It’s Not “Just Massage”… Here’s Why.
‘Just massage? You just teach massage?’
Yes, that’s what Den and I do.
I know, it seems improbable that two people can make a living off teaching massage to couples, but that’s our full time work now. And we wouldn’t have it any other way.
But we don’t think of it as ‘just massage’ (as a lot of people like to call it).
For us, it actually stretches much farther than that. It means so much more.
Denis and I have worked with couples, in all different capacities, for most of our collective careers now.
Before Melt, we conducted live massage seminars every month as a side business for eight years.
We created a website full of date ideas and relationship advice for couples. I had a national relationships and dating column in a newspaper for three years. We have both written and researched pages and pages of content on the subjects of love and relationships over the years.
Being a couple ourselves (for a decade now!), and knowing the sheer intensity of what goes into sustaining a happy, healthy relationship, we have long been drawn to the idea of helping couples do this.
Den and I are not high-level academics. We don’t have PhDs in psychology and we aren’t science-based research experts.
So, we use the talents we have not to help create groundbreaking studies or counsel marriages back from the brink of divorce, but to help decipher some of the better information out there and – here’s the part that is really important to us – use that research to come up with some practical, helpful tools couples could actually put to use in their everyday lives, to help them take advantage of and put into practice relationship findings from some of the greatest minds in the field of love.

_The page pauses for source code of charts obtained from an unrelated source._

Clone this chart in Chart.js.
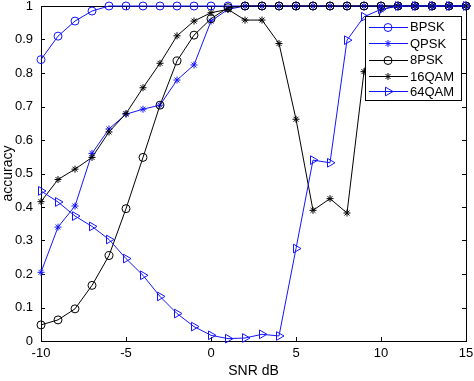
<!DOCTYPE html>
<html>
<head>
<meta charset="utf-8">
<script src="https://cdn.jsdelivr.net/npm/chart.js@4"></script>
<style>
html,body{margin:0;padding:0;background:#fff;}
#wrap{width:474px;height:381px;position:relative;}
</style>
</head>
<body>
<div id="wrap"><canvas id="c" width="474" height="381"></canvas></div>
<script>
const snr = [-10,-9,-8,-7,-6,-5,-4,-3,-2,-1,0,1,2,3,4,5,6,7,8,9,10,11,12,13,14,15];
const bpsk  = [0.84,0.91,0.955,0.985,1,1,1,1,1,1,1,1,1,1,1,1,1,1,1,1,1,1,1,1,1,1];
const qpsk  = [0.205,0.34,0.403,0.56,0.633,0.677,0.692,0.704,0.779,0.824,0.955,0.99,1,1,1,1,1,1,1,1,1,1,1,1,1,1];
const psk8  = [0.048,0.063,0.096,0.166,0.255,0.395,0.548,0.704,0.836,0.913,0.962,0.995,1,1,1,1,1,1,1,1,1,1,1,1,1,1];
const qam16 = [0.416,0.482,0.513,0.548,0.624,0.679,0.756,0.829,0.911,0.955,0.98,0.99,0.958,0.958,0.888,0.662,0.39,0.425,0.382,0.804,0.99,1,1,1,1,1];
const qam64 = [0.448,0.415,0.373,0.342,0.303,0.246,0.196,0.133,0.082,0.043,0.017,0.007,0.009,0.02,0.015,0.276,0.54,0.532,0.898,0.968,0.99,1,1,1,1,1];
const seriesNames = ['BPSK','QPSK','8PSK','16QAM','64QAM'];
const xTicks = [-10,-5,0,5,10,15];
const yTicks = [0,0.1,0.2,0.3,0.4,0.5,0.6,0.7,0.8,0.9,1];

const BLUE = '#1414ff';
const BLACK = '#000000';
const styles = [
  {color:BLUE, point:'circle', r:4, rot:0},
  {color:BLUE, point:'star', r:3.5, rot:0},
  {color:BLACK, point:'circle', r:4, rot:0},
  {color:BLACK, point:'star', r:3.5, rot:0},
  {color:BLUE, point:'triangle', r:5, rot:90}
];
const allData = [bpsk,qpsk,psk8,qam16,qam64];
const datasets = allData.map((arr,i)=>({
  label: seriesNames[i],
  data: arr.map((v,j)=>({x:snr[j], y:v})),
  borderColor: styles[i].color,
  backgroundColor: 'rgba(0,0,0,0)',
  pointBackgroundColor: 'rgba(0,0,0,0)',
  pointBorderColor: styles[i].color,
  pointStyle: styles[i].point,
  pointRadius: styles[i].r,
  pointRotation: styles[i].rot,
  pointBorderWidth: 1,
  borderWidth: 1,
  tension: 0,
  clip: false
}));
datasets.reverse();

const FONT = 'Liberation Sans, Arial, sans-serif';

const frame = {
  id:'frame',
  beforeDatasetsDraw(chart){
    const ctx = chart.ctx, a = chart.chartArea;
    const xs = chart.scales.x, ys = chart.scales.y;
    ctx.save();
    ctx.strokeStyle = '#000';
    ctx.lineWidth = 1;
    ctx.strokeRect(Math.round(a.left)+0.5, Math.round(a.top)+0.5, Math.round(a.right-a.left), Math.round(a.bottom-a.top));
    ctx.beginPath();
    xTicks.forEach(v=>{
      const px = Math.round(xs.getPixelForValue(v))+0.5;
      ctx.moveTo(px, a.bottom); ctx.lineTo(px, a.bottom-4);
      ctx.moveTo(px, a.top); ctx.lineTo(px, a.top+4);
    });
    yTicks.forEach(v=>{
      const py = Math.round(ys.getPixelForValue(v))+0.5;
      ctx.moveTo(a.left, py); ctx.lineTo(a.left+4, py);
      ctx.moveTo(a.right, py); ctx.lineTo(a.right-4, py);
    });
    ctx.stroke();
    ctx.restore();
  },
  afterDraw(chart){
    const ctx = chart.ctx, a = chart.chartArea;
    ctx.save();
    ctx.fillStyle = '#000';
    ctx.font = '14px ' + FONT;
    ctx.textAlign = 'center';
    ctx.textBaseline = 'middle';
    ctx.fillText('SNR dB', (a.left+a.right)/2, 371);
    ctx.translate(8, (a.top+a.bottom)/2);
    ctx.rotate(-Math.PI/2);
    ctx.fillText('accuracy', 0, 0);
    ctx.restore();

    // legend
    ctx.save();
    const bx = 365.5, by = 16.5, bw = 96, bh = 84;
    ctx.fillStyle = '#fff';
    ctx.fillRect(bx, by, bw, bh);
    ctx.strokeStyle = '#000';
    ctx.lineWidth = 1;
    ctx.strokeRect(bx, by, bw, bh);
    const rows = [26.7, 43.3, 59.5, 76, 91];
    seriesNames.forEach((name,i)=>{
      const y = rows[i];
      const st = styles[i];
      ctx.strokeStyle = st.color;
      ctx.lineWidth = 1;
      ctx.beginPath();
      ctx.moveTo(369, Math.round(y)+0.5);
      ctx.lineTo(408, Math.round(y)+0.5);
      ctx.stroke();
      ctx.fillStyle = 'rgba(0,0,0,0)';
      ctx.strokeStyle = st.color;
      Chart.helpers.drawPoint(ctx, {pointStyle: st.point, rotation: st.rot, radius: st.r, borderWidth:1}, 388, Math.round(y)+0.5);
      ctx.fillStyle = '#000';
      ctx.font = '13px ' + FONT;
      ctx.textAlign = 'left';
      ctx.textBaseline = 'middle';
      ctx.fillText(name, 410, y+1);
    });
    ctx.restore();
  }
};

new Chart(document.getElementById('c'), {
  type: 'line',
  data: { datasets },
  options: {
    responsive: false,
    animation: false,
    devicePixelRatio: 1,
    layout: { padding: { top: 6, right: 8, bottom: 0, left: 0 } },
    plugins: { legend: { display: false }, tooltip: { enabled: false } },
    scales: {
      x: {
        type: 'linear', min: -10, max: 15,
        afterBuildTicks(s){ s.ticks = xTicks.map(v=>({value:v})); },
        afterFit(s){ s.height = 40; s.paddingLeft = 0; s.paddingRight = 0; },
        grid: { display: true, drawOnChartArea: false, drawTicks: false, color: 'rgba(0,0,0,0)' },
        border: { display: false },
        ticks: { color: '#000', font: { family: FONT, size: 13 }, padding: 5, maxRotation: 0, autoSkip: false },
      },
      y: {
        type: 'linear', min: 0, max: 1,
        afterBuildTicks(s){ s.ticks = yTicks.map(v=>({value:v})); },
        afterFit(s){ s.width = 41; s.paddingTop = 0; s.paddingBottom = 0; },
        grid: { display: true, drawOnChartArea: false, drawTicks: false, color: 'rgba(0,0,0,0)' },
        border: { display: false },
        ticks: { color: '#000', font: { family: FONT, size: 13 }, padding: 8, autoSkip: false,
          callback: v => String(Math.round(v*10)/10) },
      }
    }
  },
  plugins: [frame]
});
</script>
</body>
</html>
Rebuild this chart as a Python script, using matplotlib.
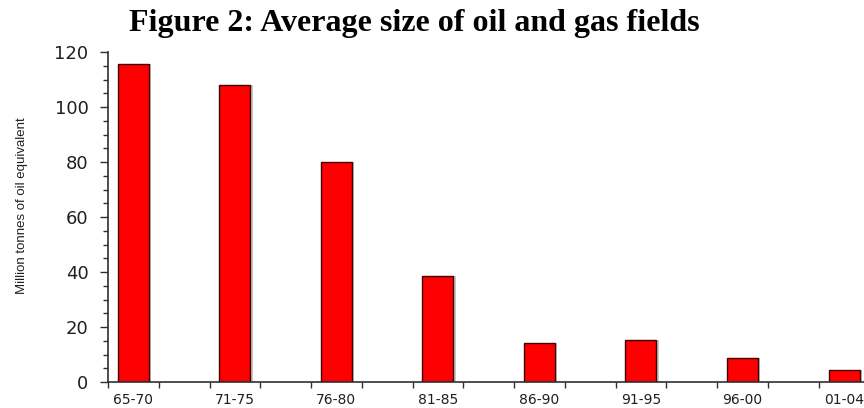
import matplotlib.pyplot as plt
import numpy as np

# periods and average field size (million tonnes of oil equivalent)
periods = ['65-70', '71-75', '76-80', '81-85', '86-90', '91-95', '96-00', '01-04']
avg_size = [115.5, 108, 80, 38.5, 14.1, 15.3, 8.8, 4.4]

fig = plt.figure(figsize=(8.64, 4.08), dpi=100)
# axes runs past the right edge, like the cropped original
ax = fig.add_axes([0.125, 0.0637, 0.94, 0.8088])

x = np.arange(len(periods))
pos = x - 0.25
w = 0.305

# light grey drop shadow, then the red bars
ax.bar(pos + 0.022, avg_size, width=w, color='#c8c8c8', zorder=1)
ax.bar(pos, avg_size, width=w, color='#ff0000', edgecolor='#400000',
       linewidth=1.0, zorder=2)

ax.set_xlim(-0.5, 7.5)
ax.set_ylim(0, 120)

ax.spines['top'].set_visible(False)
ax.spines['right'].set_visible(False)
for s in ('left', 'bottom'):
    ax.spines[s].set_color('#303030')
    ax.spines[s].set_linewidth(1.2)

ax.set_yticks(np.arange(0, 121, 20))
ax.set_yticks(np.arange(0, 121, 5), minor=True)
ax.tick_params(axis='y', which='major', length=6, width=1, color='#303030',
               pad=8, labelsize=13, labelcolor='#202020')
ax.tick_params(axis='y', which='minor', length=3.5, width=1, color='#303030')
for lab in ax.get_yticklabels():
    lab.set_fontfamily('DejaVu Sans')

# tick marks at category edges and centres, labels under the bars
ax.set_xticks(np.arange(-0.5, 7.6, 0.5))
ax.set_xticklabels([])
ax.set_xticks(pos, minor=True)
ax.set_xticklabels(periods, minor=True, fontfamily='DejaVu Sans', fontsize=10,
                   color='#202020')
ax.tick_params(axis='x', which='major', length=4, width=1, color='#303030')
ax.tick_params(axis='x', which='minor', length=0, pad=8)

fig.text(0.025, 0.497, 'Million tonnes of oil equivalent', rotation=90,
         ha='center', va='center', fontsize=9.5, color='#202020',
         fontfamily='Liberation Sans')

fig.text(0.479, 0.942, 'Figure 2: Average size of oil and gas fields',
         ha='center', va='center', fontfamily='Liberation Serif',
         fontweight='bold', fontsize=23)

fig.savefig('out.png', dpi=100)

Take $30 Date Night, our date ideas website. It was originally based on research from Arthur P. Aron of the University of Stonybrook in New York.
Aron found that novelty plays an important part in satisfaction levels of couples, and he recommended a regular date night doing new things each time to keep the flames alive.
We thought that sounded like a great idea, so we rallied. We came up with a huge collection of hundreds of date ideas – easy, fun, novel, cheap dates that couples could access when they wanted a boost for their relationship. Practical stuff. Useful stuff.
It worked for us, so we wanted to share it. We put it on the Internet. And we were rapt when we saw it working for other people too.
$30 Date Night provided a small, practical but not to be underestimated solution for an everyday relationship issue – How to get closer. How to stay connected. How to make time for one another in a busy world.
We look at Melt much in the same way, an extension of the same work.
There are scores of studies about the benefits of cuddling for couples, of non-sexual touch and it’s importance in relationships, of how massage between couples can boost trust and intimacy, of how gentle touch with no direct eye contact can help open channels of communication and of how some of the happiest, most long-lasting couples make back rubs a part of their regular routine.
Not to mention the proven health benefits of massage that have been long known in the medical and wellness community.
So it’s not “just massage” that we offer couples. We believe it runs way deeper than that. Massage offers a path to deeper intimacy, stronger trust and a more satisfying relationship.
Being able to massage your partner is a kind, generous act that speaks to every Love Language and shows how much you care.
Den and I see our chance at being able to offer that to couples as one of our most important projects to date. Backed by research. And it’s making a difference – a real difference – to people’s lives all over the globe, one couple at a time.
And that’s way more than “just a massage”.